GIVEN PROBLEM => Go through the entries below and copy each line containing the word "source".

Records

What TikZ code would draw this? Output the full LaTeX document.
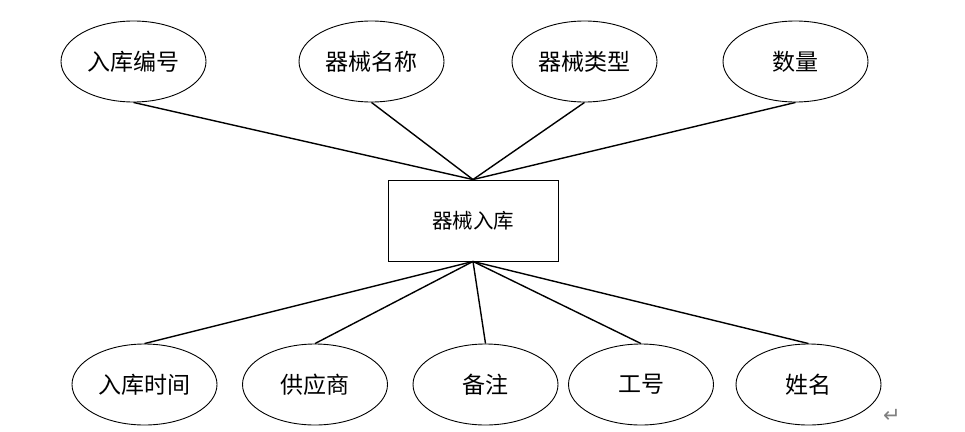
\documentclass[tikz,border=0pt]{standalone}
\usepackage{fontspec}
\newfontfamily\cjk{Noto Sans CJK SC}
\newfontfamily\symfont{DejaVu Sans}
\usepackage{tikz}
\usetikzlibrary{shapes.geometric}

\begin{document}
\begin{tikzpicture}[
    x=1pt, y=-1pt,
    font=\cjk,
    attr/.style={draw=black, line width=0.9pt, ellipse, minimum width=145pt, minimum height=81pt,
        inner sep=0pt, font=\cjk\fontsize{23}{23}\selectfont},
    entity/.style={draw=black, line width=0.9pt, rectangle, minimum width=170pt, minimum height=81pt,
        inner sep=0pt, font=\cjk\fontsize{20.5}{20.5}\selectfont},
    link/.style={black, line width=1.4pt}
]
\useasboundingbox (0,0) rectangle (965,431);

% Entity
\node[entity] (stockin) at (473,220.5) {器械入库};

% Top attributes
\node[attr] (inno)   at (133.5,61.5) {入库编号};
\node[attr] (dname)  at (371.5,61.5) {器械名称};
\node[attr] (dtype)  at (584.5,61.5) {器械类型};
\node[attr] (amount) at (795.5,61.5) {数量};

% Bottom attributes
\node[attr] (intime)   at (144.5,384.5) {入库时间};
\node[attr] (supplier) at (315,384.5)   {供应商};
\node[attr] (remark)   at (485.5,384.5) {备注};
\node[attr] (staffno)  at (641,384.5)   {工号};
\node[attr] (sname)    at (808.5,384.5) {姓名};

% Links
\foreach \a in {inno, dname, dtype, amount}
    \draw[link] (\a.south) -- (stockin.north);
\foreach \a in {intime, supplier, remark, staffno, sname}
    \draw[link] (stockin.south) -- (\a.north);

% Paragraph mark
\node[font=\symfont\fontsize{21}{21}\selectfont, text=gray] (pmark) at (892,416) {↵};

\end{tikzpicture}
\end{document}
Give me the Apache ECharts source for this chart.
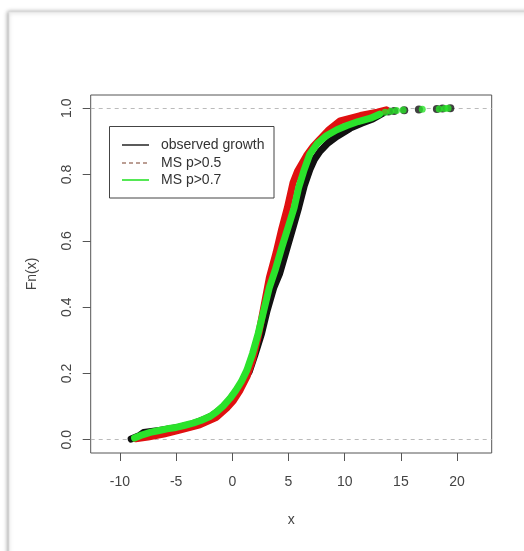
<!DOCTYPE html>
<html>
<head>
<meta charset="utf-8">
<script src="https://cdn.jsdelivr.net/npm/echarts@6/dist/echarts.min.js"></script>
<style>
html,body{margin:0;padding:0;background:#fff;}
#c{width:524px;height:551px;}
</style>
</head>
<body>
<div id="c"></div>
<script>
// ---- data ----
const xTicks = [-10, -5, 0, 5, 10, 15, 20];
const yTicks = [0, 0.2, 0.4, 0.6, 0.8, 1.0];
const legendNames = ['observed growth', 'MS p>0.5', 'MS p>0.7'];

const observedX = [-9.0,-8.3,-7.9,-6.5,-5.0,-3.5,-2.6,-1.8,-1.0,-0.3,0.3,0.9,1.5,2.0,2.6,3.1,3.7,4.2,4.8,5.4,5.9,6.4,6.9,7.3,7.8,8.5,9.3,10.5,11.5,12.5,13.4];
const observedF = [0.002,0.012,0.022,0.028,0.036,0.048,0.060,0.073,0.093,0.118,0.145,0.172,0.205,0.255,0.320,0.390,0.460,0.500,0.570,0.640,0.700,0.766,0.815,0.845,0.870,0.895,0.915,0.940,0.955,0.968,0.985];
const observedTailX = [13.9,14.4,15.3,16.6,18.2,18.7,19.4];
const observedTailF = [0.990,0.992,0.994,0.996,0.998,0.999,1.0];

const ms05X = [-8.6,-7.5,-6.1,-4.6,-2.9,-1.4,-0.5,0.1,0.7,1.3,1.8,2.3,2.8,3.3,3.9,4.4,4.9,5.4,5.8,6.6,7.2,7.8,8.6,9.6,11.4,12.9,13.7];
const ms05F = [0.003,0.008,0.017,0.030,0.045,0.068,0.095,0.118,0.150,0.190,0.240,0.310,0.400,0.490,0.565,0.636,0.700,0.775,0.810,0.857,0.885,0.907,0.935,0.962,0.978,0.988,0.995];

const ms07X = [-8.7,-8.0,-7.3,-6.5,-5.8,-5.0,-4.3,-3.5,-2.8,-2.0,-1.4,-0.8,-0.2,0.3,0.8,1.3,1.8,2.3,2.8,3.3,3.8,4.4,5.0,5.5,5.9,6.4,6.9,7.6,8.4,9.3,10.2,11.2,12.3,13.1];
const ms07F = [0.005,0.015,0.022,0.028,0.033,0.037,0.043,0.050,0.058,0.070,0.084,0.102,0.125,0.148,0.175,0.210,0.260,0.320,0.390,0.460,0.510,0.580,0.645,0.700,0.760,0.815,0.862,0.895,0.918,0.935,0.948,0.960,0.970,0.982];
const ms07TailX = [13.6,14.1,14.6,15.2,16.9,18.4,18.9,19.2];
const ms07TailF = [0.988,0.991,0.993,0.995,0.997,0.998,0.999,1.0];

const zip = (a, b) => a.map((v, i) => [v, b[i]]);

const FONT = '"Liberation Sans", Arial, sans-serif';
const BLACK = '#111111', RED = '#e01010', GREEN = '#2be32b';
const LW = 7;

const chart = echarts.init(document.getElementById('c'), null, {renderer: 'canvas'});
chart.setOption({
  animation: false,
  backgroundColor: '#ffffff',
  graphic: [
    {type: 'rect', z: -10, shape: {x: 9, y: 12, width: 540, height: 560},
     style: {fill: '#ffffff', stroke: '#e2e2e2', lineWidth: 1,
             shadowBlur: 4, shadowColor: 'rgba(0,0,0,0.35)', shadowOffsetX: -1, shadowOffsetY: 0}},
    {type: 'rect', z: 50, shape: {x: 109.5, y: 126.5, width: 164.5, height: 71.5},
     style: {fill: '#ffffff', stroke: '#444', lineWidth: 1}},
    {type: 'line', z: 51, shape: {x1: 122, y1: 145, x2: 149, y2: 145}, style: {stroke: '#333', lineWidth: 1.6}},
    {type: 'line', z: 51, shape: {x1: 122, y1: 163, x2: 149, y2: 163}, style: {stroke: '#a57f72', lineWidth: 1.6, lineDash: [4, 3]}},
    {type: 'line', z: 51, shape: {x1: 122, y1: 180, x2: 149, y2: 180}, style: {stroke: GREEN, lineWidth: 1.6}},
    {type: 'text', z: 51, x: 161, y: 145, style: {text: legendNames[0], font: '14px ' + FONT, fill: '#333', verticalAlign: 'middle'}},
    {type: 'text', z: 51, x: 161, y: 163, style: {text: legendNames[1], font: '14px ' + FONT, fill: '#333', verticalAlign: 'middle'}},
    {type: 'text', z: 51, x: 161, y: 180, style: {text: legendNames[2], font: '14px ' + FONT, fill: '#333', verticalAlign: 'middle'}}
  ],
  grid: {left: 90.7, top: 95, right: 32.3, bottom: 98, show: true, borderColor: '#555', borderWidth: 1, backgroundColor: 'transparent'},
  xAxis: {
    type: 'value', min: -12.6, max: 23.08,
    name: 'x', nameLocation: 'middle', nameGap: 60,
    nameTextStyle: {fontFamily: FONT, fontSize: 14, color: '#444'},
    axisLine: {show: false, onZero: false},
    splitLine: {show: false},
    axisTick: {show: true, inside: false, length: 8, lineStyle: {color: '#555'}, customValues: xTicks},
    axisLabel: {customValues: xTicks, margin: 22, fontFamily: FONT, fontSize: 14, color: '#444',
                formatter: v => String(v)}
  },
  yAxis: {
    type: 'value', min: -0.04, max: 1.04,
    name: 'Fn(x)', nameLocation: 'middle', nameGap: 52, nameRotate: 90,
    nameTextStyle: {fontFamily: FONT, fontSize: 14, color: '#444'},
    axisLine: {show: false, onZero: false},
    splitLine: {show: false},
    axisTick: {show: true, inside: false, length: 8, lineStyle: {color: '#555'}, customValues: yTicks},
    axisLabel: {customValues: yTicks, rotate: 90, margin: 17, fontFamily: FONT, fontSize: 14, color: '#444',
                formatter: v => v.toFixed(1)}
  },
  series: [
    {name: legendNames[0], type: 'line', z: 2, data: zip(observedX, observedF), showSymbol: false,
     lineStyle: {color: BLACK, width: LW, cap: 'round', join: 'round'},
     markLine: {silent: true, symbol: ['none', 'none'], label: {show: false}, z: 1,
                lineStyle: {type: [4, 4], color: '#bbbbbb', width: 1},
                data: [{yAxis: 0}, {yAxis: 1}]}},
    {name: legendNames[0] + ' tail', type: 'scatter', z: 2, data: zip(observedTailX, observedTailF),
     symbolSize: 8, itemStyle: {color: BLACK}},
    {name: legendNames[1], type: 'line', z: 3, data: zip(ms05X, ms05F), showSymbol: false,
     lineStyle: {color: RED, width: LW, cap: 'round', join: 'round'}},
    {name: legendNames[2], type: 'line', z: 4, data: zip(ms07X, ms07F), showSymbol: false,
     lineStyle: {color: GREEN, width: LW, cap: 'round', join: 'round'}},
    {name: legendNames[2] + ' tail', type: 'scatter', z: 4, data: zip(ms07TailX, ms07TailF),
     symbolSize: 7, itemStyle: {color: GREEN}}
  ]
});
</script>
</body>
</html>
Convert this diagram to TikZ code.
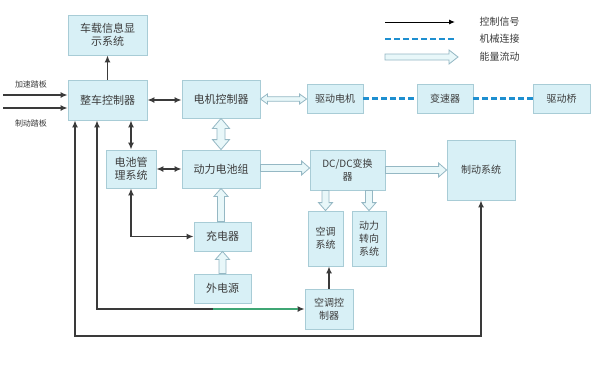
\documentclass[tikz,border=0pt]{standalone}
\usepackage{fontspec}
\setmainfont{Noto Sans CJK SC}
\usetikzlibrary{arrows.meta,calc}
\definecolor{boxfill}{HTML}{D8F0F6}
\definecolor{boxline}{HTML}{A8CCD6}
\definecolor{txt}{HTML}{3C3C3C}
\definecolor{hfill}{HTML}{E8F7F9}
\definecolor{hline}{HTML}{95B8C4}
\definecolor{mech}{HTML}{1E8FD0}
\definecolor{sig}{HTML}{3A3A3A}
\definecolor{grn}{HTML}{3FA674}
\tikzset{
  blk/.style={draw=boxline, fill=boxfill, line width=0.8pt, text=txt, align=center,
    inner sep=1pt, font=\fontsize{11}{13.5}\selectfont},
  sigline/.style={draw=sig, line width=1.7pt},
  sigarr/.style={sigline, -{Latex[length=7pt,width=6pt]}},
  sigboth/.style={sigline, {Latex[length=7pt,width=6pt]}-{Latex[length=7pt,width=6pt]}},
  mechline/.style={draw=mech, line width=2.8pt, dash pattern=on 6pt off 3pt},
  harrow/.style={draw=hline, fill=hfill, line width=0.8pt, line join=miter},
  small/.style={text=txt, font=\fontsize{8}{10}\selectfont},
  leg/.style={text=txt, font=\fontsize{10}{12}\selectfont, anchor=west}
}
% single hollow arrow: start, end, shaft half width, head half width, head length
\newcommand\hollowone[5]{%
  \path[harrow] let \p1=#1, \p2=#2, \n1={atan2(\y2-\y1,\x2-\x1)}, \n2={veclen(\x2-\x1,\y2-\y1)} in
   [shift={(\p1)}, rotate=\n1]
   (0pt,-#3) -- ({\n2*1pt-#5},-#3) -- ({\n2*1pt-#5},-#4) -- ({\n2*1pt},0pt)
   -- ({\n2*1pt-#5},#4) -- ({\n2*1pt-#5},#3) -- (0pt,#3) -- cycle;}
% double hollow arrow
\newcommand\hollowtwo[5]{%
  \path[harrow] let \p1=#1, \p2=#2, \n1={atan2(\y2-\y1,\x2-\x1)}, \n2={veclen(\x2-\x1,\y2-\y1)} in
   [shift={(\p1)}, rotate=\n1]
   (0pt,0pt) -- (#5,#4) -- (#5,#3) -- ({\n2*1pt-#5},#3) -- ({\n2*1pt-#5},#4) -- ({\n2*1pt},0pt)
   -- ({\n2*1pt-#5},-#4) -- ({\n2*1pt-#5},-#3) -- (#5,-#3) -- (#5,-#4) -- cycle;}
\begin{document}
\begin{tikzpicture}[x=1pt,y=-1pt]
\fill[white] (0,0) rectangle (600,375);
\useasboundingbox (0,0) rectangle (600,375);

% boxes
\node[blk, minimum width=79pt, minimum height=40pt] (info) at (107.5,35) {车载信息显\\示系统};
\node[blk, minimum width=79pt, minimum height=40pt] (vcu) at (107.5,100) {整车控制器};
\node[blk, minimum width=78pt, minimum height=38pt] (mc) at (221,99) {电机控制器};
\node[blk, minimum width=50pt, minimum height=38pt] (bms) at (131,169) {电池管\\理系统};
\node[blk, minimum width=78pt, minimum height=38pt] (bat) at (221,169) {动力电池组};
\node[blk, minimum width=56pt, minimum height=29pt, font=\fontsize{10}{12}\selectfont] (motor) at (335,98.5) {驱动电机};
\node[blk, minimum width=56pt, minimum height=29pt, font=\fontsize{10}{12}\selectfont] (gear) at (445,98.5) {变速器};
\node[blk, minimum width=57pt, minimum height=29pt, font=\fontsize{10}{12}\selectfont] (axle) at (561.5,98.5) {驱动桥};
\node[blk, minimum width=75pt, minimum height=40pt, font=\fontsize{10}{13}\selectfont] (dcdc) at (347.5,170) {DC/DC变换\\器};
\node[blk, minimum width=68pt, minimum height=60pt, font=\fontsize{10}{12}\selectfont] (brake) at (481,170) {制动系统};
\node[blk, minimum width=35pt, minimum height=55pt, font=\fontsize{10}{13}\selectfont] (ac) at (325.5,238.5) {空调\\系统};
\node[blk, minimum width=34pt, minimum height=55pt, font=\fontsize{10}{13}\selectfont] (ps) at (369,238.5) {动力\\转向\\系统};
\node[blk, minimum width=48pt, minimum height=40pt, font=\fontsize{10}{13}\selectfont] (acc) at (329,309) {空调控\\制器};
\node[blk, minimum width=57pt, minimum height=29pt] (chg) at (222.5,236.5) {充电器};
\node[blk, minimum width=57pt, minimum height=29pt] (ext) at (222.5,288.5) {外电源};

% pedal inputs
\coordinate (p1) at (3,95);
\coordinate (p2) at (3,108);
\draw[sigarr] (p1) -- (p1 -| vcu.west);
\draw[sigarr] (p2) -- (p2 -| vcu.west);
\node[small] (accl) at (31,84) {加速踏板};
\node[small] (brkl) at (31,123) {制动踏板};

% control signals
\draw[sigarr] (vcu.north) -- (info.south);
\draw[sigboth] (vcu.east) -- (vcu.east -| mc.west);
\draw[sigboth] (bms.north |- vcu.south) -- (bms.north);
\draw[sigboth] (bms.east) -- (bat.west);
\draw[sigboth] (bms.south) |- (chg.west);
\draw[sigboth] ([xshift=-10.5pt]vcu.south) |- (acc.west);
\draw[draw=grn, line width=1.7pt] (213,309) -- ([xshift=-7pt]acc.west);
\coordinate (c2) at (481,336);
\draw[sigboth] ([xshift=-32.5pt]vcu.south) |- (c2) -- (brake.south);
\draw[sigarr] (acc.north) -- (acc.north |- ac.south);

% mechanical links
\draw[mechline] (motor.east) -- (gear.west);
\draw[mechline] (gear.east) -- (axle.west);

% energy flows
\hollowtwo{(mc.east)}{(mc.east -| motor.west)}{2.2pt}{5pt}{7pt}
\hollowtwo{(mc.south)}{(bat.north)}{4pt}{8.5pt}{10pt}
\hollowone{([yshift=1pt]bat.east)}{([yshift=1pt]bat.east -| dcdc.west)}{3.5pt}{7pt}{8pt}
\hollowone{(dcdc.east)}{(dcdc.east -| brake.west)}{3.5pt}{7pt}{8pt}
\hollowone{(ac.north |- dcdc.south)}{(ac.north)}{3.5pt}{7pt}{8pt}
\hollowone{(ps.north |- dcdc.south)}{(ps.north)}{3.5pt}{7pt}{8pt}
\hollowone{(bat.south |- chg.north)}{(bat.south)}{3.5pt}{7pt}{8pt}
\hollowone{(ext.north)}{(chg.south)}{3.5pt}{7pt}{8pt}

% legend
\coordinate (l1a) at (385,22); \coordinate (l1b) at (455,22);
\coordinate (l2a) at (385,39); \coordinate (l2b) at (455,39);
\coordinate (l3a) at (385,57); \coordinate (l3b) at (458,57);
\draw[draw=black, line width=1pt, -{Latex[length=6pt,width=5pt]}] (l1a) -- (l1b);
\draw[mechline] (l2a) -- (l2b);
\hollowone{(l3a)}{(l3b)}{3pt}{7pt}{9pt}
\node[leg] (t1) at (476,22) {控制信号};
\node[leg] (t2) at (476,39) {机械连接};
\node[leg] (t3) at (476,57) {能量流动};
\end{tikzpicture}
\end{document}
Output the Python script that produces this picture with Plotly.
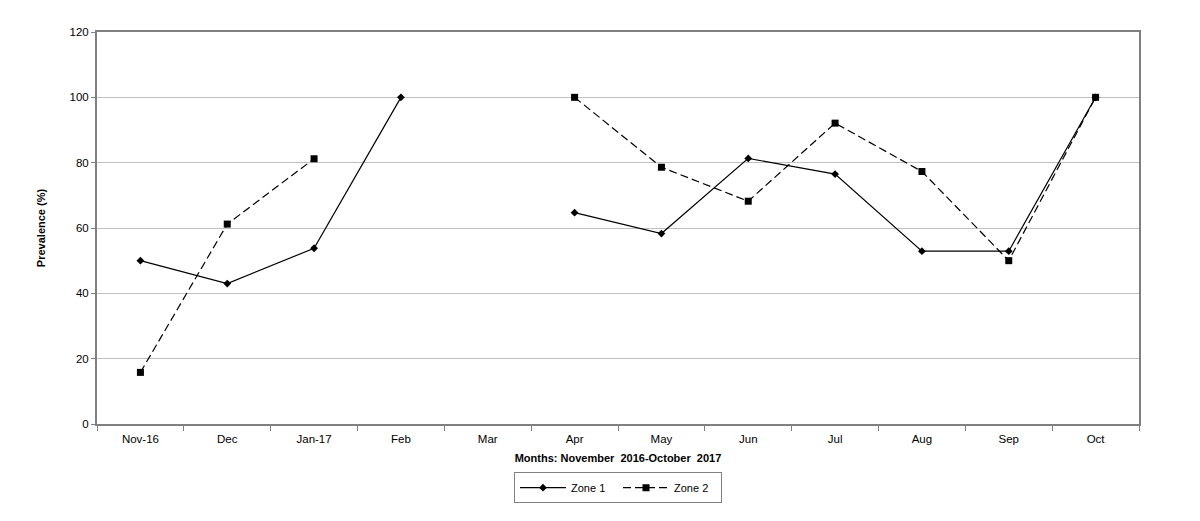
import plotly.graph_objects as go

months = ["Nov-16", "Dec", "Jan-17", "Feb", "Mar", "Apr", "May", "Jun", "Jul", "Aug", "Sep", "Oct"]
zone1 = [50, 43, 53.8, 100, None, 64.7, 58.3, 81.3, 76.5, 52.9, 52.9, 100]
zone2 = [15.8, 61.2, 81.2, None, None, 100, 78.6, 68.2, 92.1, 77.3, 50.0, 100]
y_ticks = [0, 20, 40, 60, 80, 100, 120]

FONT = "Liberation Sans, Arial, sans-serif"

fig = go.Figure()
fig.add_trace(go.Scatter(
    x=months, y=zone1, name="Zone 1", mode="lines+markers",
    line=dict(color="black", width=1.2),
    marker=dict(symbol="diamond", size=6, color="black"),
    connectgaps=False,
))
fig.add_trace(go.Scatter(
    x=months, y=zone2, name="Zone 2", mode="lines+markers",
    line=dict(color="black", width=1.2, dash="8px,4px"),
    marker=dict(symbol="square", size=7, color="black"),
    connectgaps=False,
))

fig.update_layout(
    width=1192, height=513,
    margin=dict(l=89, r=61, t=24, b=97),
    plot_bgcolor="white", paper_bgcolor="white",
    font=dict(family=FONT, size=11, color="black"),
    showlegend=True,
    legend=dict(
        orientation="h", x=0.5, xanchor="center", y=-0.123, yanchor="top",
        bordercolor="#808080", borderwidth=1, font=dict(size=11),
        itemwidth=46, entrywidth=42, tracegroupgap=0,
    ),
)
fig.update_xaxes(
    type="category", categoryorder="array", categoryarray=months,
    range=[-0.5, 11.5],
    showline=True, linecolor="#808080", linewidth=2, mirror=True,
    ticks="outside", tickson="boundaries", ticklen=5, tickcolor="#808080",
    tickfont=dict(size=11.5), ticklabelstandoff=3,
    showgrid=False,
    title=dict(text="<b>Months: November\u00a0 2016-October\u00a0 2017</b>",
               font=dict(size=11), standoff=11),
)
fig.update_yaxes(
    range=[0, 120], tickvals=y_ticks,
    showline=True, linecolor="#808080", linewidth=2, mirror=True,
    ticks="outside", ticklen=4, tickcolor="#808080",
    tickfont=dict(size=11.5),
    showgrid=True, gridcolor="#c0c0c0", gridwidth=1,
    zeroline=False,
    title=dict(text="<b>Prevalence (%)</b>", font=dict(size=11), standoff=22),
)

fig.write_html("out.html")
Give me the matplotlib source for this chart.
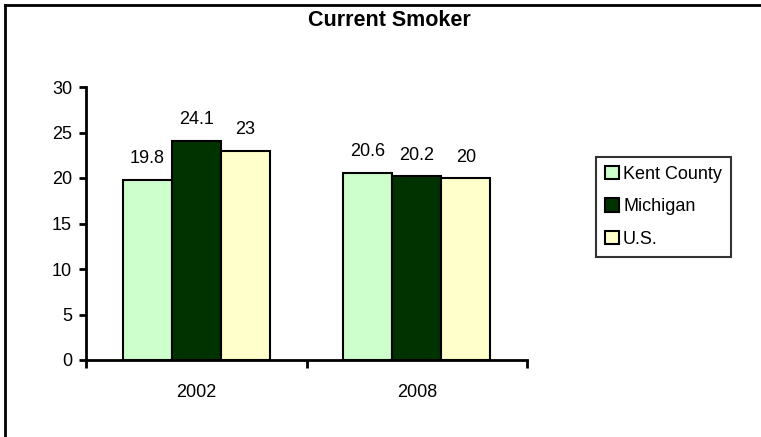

FULL RESPONSE =>
Give me the Apache ECharts source for this chart.
Give me the matplotlib source for this chart.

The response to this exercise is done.